# Job
Which lines in the records below contain the word "draw"? Copy each one out.
BEGIN
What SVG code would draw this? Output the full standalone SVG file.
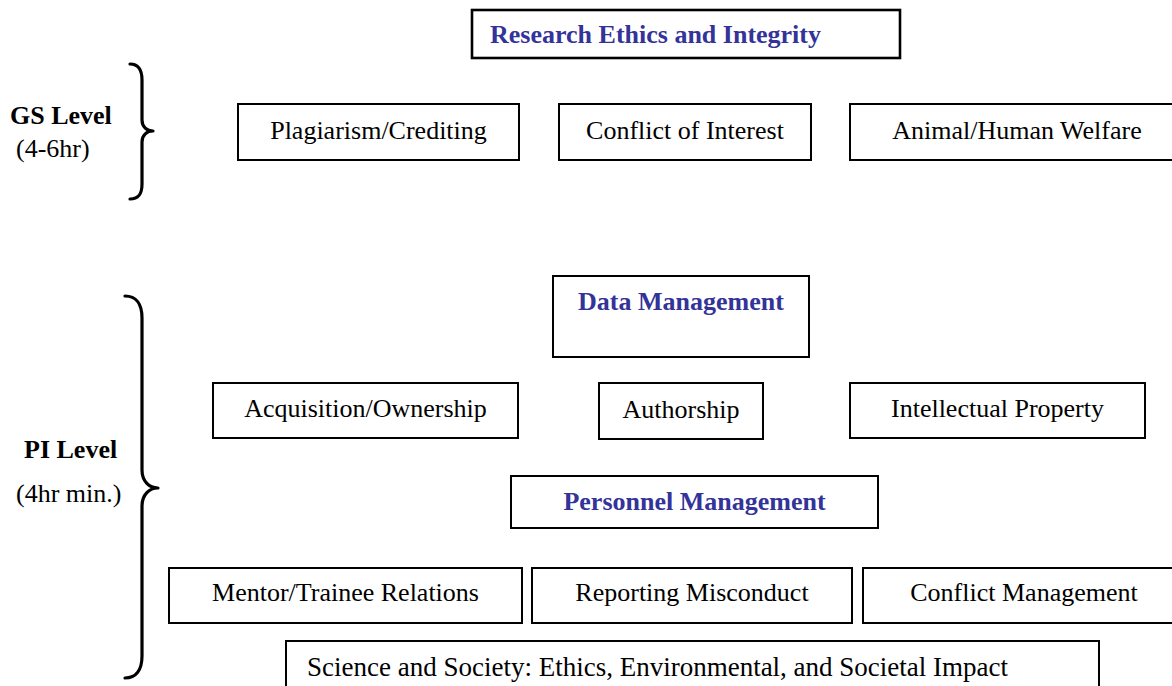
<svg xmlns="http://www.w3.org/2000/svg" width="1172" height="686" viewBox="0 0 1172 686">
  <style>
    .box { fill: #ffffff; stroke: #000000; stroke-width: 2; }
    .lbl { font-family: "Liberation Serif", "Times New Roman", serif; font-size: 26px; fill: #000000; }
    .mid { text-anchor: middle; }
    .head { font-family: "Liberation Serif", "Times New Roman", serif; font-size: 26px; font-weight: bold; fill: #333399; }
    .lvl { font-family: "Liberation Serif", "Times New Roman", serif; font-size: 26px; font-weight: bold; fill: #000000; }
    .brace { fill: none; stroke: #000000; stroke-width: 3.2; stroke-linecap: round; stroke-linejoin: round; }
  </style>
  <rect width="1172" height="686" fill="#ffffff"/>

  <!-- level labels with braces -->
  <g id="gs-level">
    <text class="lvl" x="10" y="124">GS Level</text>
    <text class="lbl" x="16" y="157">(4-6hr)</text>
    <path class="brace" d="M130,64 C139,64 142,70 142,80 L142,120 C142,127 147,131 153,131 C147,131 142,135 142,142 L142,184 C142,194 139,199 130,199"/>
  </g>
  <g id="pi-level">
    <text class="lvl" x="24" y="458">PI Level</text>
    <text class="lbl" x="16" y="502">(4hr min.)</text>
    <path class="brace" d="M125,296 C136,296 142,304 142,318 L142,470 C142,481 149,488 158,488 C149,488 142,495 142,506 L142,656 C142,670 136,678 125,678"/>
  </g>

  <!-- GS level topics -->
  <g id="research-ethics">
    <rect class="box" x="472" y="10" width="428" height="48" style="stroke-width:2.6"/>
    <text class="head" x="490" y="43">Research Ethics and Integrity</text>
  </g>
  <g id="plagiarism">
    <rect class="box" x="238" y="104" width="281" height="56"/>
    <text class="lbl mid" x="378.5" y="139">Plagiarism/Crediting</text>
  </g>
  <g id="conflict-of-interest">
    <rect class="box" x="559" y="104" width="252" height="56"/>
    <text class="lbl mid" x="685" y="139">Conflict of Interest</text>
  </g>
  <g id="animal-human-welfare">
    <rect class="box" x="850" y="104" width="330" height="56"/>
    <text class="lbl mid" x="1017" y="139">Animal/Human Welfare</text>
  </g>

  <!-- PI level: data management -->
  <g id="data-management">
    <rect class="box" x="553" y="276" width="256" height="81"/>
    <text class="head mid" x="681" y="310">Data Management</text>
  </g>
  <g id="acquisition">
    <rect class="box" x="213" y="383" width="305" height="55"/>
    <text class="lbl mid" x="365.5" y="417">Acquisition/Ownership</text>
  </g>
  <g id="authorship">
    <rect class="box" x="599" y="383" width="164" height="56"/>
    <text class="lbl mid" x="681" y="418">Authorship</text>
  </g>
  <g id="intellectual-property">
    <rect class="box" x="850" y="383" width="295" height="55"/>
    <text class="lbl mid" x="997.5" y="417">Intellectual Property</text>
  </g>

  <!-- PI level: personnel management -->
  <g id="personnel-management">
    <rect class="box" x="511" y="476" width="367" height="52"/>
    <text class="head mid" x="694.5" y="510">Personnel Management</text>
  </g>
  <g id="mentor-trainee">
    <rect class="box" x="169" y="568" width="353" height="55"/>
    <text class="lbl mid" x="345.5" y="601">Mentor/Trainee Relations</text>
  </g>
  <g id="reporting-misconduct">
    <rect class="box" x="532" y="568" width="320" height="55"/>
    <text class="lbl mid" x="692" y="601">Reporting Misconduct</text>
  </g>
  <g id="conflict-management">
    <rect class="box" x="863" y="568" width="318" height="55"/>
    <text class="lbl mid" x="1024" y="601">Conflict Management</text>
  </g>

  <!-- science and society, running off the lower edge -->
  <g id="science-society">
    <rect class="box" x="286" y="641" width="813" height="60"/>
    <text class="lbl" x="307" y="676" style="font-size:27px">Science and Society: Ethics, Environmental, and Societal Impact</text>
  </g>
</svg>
END
BEGIN
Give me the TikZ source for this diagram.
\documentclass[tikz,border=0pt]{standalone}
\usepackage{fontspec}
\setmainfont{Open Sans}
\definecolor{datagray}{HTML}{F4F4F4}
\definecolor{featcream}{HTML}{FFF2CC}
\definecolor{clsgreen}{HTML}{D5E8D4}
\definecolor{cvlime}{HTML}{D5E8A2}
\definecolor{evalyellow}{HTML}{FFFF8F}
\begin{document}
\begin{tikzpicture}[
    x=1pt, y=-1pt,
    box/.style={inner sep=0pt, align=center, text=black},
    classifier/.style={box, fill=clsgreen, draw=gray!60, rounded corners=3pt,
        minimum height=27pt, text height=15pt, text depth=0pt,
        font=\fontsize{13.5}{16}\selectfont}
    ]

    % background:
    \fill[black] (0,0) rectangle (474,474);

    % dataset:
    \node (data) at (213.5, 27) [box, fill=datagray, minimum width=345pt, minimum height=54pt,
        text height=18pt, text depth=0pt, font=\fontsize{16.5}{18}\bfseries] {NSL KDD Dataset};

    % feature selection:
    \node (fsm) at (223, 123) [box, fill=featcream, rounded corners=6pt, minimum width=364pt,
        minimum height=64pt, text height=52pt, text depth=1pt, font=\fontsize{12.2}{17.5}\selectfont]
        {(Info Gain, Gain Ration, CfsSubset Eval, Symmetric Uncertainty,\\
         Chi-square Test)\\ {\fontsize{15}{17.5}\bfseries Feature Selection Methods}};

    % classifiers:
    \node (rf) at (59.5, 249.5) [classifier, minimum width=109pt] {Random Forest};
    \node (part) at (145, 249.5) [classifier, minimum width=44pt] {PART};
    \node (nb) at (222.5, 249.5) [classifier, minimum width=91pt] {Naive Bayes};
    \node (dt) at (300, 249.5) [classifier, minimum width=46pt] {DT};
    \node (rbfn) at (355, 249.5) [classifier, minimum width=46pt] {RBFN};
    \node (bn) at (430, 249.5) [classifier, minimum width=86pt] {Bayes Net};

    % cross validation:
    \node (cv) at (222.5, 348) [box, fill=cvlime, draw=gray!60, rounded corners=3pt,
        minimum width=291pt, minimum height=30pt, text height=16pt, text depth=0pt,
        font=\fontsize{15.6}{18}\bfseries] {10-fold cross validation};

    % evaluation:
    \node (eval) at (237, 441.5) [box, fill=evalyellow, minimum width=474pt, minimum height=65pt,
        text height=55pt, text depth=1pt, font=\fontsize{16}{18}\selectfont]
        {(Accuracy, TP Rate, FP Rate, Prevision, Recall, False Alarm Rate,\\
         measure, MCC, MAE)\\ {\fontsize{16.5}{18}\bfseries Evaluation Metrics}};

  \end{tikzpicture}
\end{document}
END
# The output
What SVG code would draw this? Output the full standalone SVG file.
    classifier/.style={box, fill=clsgreen, draw=gray!60, rounded corners=3pt,
    \node (cv) at (222.5, 348) [box, fill=cvlime, draw=gray!60, rounded corners=3pt,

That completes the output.